A great story and environment set in an ubiquitously annoying interface and marred with a few too many errors.
First off: The most important aspects of the game are a success. The story is great, the dialogue is amazing and highly immersive. The character-and-role-playing elements are intact and mostly well-designed. The combat is something fresh and, while unpolished and sometimes difficult, it serves mostly as a successful entity in the game. The length is there if you want it to be there with a huge slew of side-quests and things to find. The game has many multiple endings options and gives new weight to the word "choice".
And now, the wrongs: Mass Effect fails in the interface department. There are some huge problems with the equipment screen, which will take many players something like hours to fully figure out, and still it proves difficult and tedious to utilize. The combat, while fun, can be unfailingly annoying at certain points, as your team AI pretty much sucks 80% of the time. Truthfully, a KOTOR-like system would've been very welcome in the game (at least in my eyes). The vehicle sections are too plentiful, considering how silly and mediocre the vehicle-combat and driving is. The graphics, while excellent, tend to hitch often, and the framerate is inconsistent. The story itself is very short for an RPG, and one could beat this game in under 10 hours if they did nothing but the story.

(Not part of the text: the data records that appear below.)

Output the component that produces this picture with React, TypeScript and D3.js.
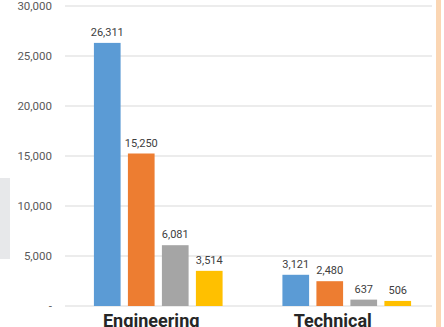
import React from "react";
import * as d3 from "d3";

const categories = ["Engineering", "Technical"];
const seriesNames = ["S1", "S2", "S3", "S4"];
const engineeringValues = [26311, 15250, 6081, 3514];
const technicalValues = [3121, 2480, 637, 506];
const yTicks = [0, 5000, 10000, 15000, 20000, 25000, 30000];
const seriesColors = ["#5b9bd5", "#ed7d31", "#a5a5a5", "#ffc000"];

const W = 444;
const H = 327;

export default function App() {
  const data = [engineeringValues, technicalValues];
  const y = d3.scaleLinear().domain([0, 30000]).range([306, 6]);
  const x0 = d3.scaleBand().domain(categories).range([64, 441]).paddingInner(0).paddingOuter(0);
  const x1 = d3
    .scaleBand()
    .domain(seriesNames)
    .range([0, x0.bandwidth()])
    .paddingInner(0.215)
    .paddingOuter(0.88);
  const fmt = d3.format(",");
  const gridLeft = 65;
  const gridRight = 432;

  return (
    <svg
      width={W}
      height={H}
      style={{ position: "absolute", left: 0, top: 0, background: "#ffffff" }}
    >
      <rect x={0} y={178} width={10} height={81} fill="#e7e8ea" />
      <rect x={436} y={0} width={5} height={H} fill="#fbd6b3" />
      {yTicks.map((t) => (
        <g key={t}>
          <line x1={gridLeft} x2={gridRight} y1={y(t)} y2={y(t)} stroke="#d9d9d9" strokeWidth={1} />
          <text
            x={52}
            y={y(t)}
            dy="0.35em"
            textAnchor="end"
            fontFamily="Roboto, 'Open Sans', sans-serif"
            fontSize={11.5}
            fill="#595959"
          >
            {t === 0 ? "-" : fmt(t)}
          </text>
        </g>
      ))}
      {categories.map((c, ci) => (
        <g key={c} transform={`translate(${x0(c)},0)`}>
          {seriesNames.map((s, si) => {
            const v = data[ci][si];
            const bx = x1(s) as number;
            return (
              <g key={s}>
                <rect
                  x={bx}
                  y={y(v)}
                  width={x1.bandwidth()}
                  height={y(0) - y(v)}
                  fill={seriesColors[si]}
                />
                <text
                  x={bx + x1.bandwidth() / 2}
                  y={y(v) - 7}
                  textAnchor="middle"
                  fontFamily="Roboto, 'Open Sans', sans-serif"
                  fontSize={11}
                  fill="#404040"
                >
                  {fmt(v)}
                </text>
              </g>
            );
          })}
          <text
            x={x0.bandwidth() / 2 - (ci === 0 ? 7 : 14)}
            y={327}
            textAnchor="middle"
            fontFamily="Roboto, 'Open Sans', sans-serif"
            fontWeight="bold"
            fontSize={18}
            fill="#262626"
          >
            {c}
          </text>
        </g>
      ))}
    </svg>
  );
}
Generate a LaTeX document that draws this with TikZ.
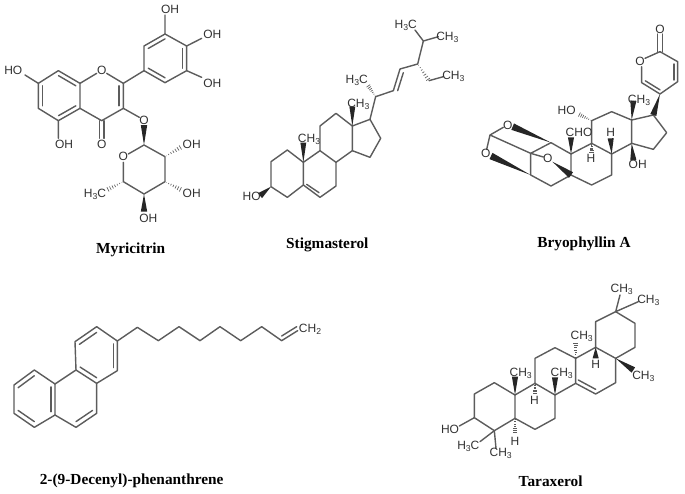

The reason this last point is so miserable is that many of the sidequests, barring the ones on the Citadel (the main station in the game) are repetitive and extremely similar (unlike the quests in KOTOR and KOTOR II). Almost every uncharted planet looks like the same build with a different skin, and the interiors are mostly COMPLETELY similar. Still, there are some very interesting quests on the side which earn their merit points, besides the repetitive environments, but overall, the game turns rather bland in the side-quest department.
Despite the many and readily evident flaws the game boasts, Mass Effect is indeed a great success. The environments, the atmosphere, the innovative and fresh (as well as superbly acted) dialogue, and the supreme differences likely to be exhibited on multiple playthroughs all help this game to shine rather than to fizzle out.
So, while it is obviously marred by a few too many errors, Mass Effect is an RPG that is certainly worth playing through countless times, and therefore worth owning. If one is able to look past its obvious shortcomings, there are several great times to be had here--so don't overlook it!